Today, the same narrative is being projected on to Syria, with the tables turned and some prominent Sunni Muslim organizations making an egregious error by calling for US military intervention. In fact, in July 2013, representatives from many of these organizations met with National Security Adviser Susan Rice at the White House to discuss US intervention in Syria. One of those organizations released this policy paper in strong support of military strikes, which was delivered to the White House on September 6, 2013:

Not only is it highly problematic to misrepresent the entire American Muslim community’s views as monolithic, especially after the deplorable effects of our recent military interventions, it is highly irresponsible from an Islamic perspective to support such action. And there is no reason to believe that American Muslims do not feel the same as their fellow Americans on this issue, over 60% of whom are against intervention in Syria, according to recent polls.

Ultimately, giving a green light to the American military industrial complex, regardless of how heroic the motive may seem, is a murderous mistake. With the many internal and external forces now involved in Syria, a power vacuum created by military intervention would undoubtedly lead to disastrous consequences. As American Muslims, we refuse to sign off on military strikes, lest we share responsibility for any further bloodshed.

Sectarian lines being drawn in the community

Unfortunately on September 9th, 2013, many prominent American Shi‘i Muslim groups released the following statement explicitly representing the “collective conscience of Shi‘i Muslims in the USA” against the intervention in Syria:

Thus, our community leaders have now successfully drawn sectarian lines among American Muslims. Although we commend the anti-intervention message of the statement, we question it’s claim to be the “collective conscience” of the entire American Shi‘i community. In addition, there is also the issue of why no predominantly Sunni groups signed off on the document.

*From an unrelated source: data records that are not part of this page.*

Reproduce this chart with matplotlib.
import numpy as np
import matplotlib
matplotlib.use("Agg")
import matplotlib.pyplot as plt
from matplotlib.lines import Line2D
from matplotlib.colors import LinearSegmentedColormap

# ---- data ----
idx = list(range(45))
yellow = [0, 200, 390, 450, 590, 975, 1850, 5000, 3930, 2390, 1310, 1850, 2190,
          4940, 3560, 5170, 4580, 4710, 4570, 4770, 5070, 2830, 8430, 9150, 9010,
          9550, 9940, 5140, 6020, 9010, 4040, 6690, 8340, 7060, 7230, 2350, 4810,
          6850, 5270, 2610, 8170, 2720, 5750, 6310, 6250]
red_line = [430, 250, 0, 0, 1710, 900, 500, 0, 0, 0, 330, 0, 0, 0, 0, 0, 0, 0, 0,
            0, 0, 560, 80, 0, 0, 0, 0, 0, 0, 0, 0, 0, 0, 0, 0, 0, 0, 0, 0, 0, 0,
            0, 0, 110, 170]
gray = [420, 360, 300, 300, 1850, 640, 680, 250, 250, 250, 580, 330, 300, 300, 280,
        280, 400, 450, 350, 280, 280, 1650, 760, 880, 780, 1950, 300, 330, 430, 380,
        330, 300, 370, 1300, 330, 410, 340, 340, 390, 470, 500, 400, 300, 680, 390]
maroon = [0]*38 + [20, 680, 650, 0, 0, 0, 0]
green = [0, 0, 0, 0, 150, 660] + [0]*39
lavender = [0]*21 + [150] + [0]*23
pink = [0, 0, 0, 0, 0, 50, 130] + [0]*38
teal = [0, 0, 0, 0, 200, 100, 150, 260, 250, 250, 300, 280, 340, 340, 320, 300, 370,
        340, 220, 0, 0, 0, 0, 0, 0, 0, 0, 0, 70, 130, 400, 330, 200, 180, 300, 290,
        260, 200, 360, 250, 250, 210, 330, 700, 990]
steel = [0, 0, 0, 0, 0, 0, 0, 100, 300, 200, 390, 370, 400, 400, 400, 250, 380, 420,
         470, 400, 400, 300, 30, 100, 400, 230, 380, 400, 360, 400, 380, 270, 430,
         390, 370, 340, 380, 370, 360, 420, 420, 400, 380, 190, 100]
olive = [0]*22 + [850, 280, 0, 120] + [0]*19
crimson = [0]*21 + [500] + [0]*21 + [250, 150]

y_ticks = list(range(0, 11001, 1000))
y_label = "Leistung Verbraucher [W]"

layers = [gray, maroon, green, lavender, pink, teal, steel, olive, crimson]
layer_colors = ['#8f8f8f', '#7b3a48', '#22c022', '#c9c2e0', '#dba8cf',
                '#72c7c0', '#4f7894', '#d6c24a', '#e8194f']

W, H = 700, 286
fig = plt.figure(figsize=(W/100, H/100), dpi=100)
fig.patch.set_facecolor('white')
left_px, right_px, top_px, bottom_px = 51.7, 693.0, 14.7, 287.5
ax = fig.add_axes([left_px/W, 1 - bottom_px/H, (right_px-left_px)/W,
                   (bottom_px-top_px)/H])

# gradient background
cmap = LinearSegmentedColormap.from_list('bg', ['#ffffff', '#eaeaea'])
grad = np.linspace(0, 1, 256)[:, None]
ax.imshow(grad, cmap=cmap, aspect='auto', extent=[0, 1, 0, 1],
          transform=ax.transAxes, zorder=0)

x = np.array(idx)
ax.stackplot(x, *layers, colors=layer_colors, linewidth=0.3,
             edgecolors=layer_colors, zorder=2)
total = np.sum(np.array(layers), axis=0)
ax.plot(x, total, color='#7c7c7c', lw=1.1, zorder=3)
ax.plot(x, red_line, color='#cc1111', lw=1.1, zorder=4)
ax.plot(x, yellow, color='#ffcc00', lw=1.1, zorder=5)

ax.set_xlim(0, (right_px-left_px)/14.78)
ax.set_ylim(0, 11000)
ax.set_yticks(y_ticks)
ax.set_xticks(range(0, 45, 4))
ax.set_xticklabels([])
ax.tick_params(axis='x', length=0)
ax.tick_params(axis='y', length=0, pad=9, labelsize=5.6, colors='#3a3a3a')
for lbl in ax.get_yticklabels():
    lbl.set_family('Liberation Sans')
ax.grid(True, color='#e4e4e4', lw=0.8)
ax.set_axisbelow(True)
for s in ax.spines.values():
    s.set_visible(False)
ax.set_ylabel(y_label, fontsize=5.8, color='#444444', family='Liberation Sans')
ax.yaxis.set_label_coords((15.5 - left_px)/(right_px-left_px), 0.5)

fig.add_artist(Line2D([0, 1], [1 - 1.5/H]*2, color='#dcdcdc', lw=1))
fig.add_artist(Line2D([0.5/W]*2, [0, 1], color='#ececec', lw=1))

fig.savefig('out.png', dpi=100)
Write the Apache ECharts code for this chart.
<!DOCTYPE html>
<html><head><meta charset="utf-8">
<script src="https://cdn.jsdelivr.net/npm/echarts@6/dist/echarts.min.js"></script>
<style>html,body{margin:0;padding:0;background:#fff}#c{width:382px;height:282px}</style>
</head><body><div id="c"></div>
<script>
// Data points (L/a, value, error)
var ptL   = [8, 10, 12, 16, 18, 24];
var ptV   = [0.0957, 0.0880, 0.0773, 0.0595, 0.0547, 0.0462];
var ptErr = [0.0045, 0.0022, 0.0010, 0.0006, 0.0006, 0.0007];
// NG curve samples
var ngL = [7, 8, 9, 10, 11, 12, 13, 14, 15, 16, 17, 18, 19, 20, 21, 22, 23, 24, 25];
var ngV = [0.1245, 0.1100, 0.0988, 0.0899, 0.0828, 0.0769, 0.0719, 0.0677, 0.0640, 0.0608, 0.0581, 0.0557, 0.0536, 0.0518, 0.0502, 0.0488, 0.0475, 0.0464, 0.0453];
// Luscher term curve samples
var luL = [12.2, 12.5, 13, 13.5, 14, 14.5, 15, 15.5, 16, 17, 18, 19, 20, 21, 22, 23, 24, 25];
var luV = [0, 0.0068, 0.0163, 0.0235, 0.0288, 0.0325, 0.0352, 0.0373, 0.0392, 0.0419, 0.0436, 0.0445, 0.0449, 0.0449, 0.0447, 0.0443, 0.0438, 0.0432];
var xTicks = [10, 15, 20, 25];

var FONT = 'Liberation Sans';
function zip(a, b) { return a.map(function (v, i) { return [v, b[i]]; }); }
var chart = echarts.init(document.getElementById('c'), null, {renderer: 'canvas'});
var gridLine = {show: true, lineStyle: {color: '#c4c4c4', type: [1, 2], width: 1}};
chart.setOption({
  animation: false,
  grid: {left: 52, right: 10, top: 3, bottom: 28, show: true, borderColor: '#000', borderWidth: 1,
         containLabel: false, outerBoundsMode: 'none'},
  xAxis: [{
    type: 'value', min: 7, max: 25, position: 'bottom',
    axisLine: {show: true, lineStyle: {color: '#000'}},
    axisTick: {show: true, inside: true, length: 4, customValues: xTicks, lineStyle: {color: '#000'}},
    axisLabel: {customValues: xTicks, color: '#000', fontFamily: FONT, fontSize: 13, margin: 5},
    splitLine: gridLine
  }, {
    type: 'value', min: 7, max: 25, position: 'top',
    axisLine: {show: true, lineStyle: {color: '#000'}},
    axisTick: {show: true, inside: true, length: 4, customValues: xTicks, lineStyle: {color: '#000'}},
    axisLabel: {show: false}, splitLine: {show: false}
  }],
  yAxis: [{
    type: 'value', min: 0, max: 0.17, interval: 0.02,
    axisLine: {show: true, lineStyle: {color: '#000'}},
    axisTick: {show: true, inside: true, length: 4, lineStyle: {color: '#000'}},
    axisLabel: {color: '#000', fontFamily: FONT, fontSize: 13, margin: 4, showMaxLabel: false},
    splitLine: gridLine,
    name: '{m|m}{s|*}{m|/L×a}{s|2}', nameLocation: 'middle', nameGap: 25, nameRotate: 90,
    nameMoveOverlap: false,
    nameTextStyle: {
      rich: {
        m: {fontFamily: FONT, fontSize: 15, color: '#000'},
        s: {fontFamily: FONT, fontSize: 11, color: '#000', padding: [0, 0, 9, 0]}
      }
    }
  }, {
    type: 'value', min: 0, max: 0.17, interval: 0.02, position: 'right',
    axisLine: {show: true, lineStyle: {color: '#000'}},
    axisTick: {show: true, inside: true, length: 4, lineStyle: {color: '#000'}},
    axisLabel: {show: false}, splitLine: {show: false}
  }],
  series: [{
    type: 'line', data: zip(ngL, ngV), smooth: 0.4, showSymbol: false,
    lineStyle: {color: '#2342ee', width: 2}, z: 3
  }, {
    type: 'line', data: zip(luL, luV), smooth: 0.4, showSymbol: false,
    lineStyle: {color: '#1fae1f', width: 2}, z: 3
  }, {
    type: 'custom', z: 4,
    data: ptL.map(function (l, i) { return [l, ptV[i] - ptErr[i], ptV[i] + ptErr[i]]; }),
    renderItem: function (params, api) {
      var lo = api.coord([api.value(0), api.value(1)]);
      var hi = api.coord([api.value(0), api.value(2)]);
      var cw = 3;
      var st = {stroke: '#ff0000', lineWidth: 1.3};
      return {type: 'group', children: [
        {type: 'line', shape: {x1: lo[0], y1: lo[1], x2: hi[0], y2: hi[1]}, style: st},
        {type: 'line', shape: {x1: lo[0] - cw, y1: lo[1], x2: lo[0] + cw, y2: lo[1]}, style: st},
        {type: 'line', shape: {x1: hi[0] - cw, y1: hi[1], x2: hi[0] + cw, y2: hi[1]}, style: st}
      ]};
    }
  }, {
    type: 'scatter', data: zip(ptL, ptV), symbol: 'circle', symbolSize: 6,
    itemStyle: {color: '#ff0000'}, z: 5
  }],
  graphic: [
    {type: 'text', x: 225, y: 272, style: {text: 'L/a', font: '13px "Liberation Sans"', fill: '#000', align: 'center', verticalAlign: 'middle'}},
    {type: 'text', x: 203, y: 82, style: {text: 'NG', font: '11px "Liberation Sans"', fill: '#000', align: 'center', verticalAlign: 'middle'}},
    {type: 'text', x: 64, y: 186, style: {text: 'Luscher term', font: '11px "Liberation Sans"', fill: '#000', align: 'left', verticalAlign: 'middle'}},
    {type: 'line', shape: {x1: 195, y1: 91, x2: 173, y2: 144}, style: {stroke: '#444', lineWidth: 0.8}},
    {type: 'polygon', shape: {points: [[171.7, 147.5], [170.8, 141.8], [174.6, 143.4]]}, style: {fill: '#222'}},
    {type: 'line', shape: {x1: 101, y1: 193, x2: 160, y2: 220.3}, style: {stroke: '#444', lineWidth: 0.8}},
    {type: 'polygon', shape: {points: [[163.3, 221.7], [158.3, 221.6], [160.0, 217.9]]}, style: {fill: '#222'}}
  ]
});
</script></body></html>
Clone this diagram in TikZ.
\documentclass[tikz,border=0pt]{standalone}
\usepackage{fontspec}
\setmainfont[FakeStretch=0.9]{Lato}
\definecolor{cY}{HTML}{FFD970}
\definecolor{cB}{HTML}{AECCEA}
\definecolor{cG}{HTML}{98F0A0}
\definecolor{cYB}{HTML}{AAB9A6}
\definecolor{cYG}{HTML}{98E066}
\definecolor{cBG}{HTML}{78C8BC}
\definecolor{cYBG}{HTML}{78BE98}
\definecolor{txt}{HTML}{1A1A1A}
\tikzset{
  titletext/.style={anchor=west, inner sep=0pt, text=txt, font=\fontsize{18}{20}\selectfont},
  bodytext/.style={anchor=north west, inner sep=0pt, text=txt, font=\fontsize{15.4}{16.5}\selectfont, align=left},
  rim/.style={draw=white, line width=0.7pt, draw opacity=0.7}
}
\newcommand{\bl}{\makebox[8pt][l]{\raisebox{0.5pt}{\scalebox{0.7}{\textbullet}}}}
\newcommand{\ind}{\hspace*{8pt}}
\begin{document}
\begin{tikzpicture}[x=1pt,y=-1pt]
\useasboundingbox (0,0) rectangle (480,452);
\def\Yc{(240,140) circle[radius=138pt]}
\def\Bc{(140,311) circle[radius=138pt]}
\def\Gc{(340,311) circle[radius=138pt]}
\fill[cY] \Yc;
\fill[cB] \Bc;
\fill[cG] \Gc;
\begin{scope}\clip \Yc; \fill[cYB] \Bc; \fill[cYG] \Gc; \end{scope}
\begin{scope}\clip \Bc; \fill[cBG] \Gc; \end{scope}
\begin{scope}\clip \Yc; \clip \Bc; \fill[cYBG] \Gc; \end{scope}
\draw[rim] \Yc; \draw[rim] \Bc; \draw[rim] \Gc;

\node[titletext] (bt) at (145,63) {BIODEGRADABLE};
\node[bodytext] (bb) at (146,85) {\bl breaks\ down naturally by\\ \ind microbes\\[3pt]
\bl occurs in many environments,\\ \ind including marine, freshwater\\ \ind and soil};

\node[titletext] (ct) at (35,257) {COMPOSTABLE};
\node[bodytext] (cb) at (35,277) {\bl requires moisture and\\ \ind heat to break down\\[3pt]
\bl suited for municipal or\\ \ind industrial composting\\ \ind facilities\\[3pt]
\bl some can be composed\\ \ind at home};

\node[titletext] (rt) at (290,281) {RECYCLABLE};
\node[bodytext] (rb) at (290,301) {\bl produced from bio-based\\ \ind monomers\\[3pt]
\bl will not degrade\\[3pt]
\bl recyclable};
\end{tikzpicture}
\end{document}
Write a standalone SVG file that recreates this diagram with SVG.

Promoting the principles of self-determination and anti-intervention through our American Muslim organizations

Moving forward, we, the undersigned American Muslims, request a public statement from your organization committing to the following actions:

  1. Do not claim to represent the Shi‘i, Sunni or entire Muslim community in any meetings or official statements. Recognize that the American Muslim community is diverse in its socio-political views; not recognizing this will only reinforce the mistaken assertion that Muslims are monolithic.
  2. Adopt a standing default policy of self-determination and anti-intervention in all international conflicts, on principle. Focus on promoting alternative/non-violent means of helping those affected by conflict. This will also avoid the temptation toward and/or the impression of sectarianism to the broader public. Such a partisan divide is dangerous, especially given the climate of politically-motivated sectarianism that adds to the degeneration of Muslim-majority countries.
  3. Develop an area-wide intra-faith council in your locale that meets quarterly to discuss and collaborate on common issues, build relationships, plan joint events and participate in each other’s activities to promote Islamic brotherhood and sisterhood. This space can also be used to adopt a joint policy on anti-interventionism in international conflicts.

Finally, as Muslims, we cannot ignore the decree of our Holy Book in times of tribulation. Although it is tempting to call on an entity with immense temporal power to resolve conflict and fight injustice, Qur’anic injunctions state that it is a mistake to rely on an unjust oppressor instead of the Divine for our salvation — especially one we know is responsible for the deaths of millions of innocent civilians throughout its history,

And do not incline to those who are unjust, lest the fire touch you, and you have no guardians besides Allah, then you shall not be helped (11:113).

And He provides for him from [sources] he never could imagine. And if anyone puts his trust in Allah sufficient is [Allah] for him. For Allah will surely accomplish His purpose: verily for all things has Allah appointed a due proportion (65:3).